New Mexico has an anti-SLAPP statute at NMSA 38-2-9.1, but it is unusually narrow.6Justia. New Mexico Code 38-2-9.1 – Special Motion to Dismiss The law applies only to speech “in connection with a public hearing or public meeting in a quasi-judicial proceeding before a tribunal or decision-making body of any political subdivision of the state.” In practical terms, this covers situations like speaking at a zoning hearing, a city council meeting, or a planning commission session. If you’re sued for defamation based on what you said at a public hearing before a government body, you can file a special motion to dismiss on a priority basis, and the court will award you reasonable attorney fees and costs if the motion succeeds.
The statute does not protect speech on social media, in newspapers, in private disputes, or in any context outside quasi-judicial government proceedings. If you’re facing a SLAPP suit based on an online review or a public statement made outside a government hearing, this statute won’t help. You’d have to fight the claim through the normal litigation process and rely on the standard defenses discussed above.
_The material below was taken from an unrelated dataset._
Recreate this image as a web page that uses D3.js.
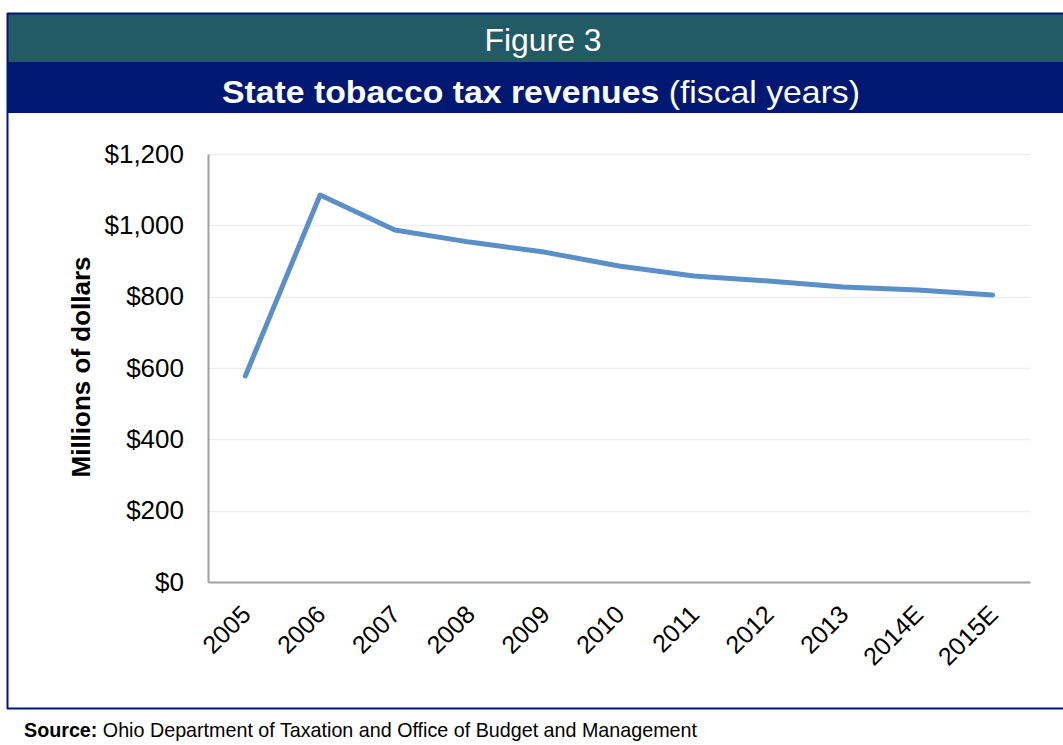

New Mexico still has a criminal libel statute on the books. NMSA 30-11-1 makes libel a misdemeanor, defined as publishing “without good motives and justifiable ends, any false and malicious statement affecting the reputation, business or occupation of another.”2Justia. New Mexico Code 30-11-1 – Libel
Criminal prosecutions for libel are exceedingly rare. In State v. Powell (1992), the New Mexico Court of Appeals held that the statute is unconstitutional as applied to public statements involving matters of public concern, ruling that such statements can only carry criminal penalties if made with actual malice. This decision significantly narrowed the statute’s reach without striking it down entirely. As a practical matter, defamation in New Mexico is overwhelmingly handled through civil litigation rather than criminal prosecution.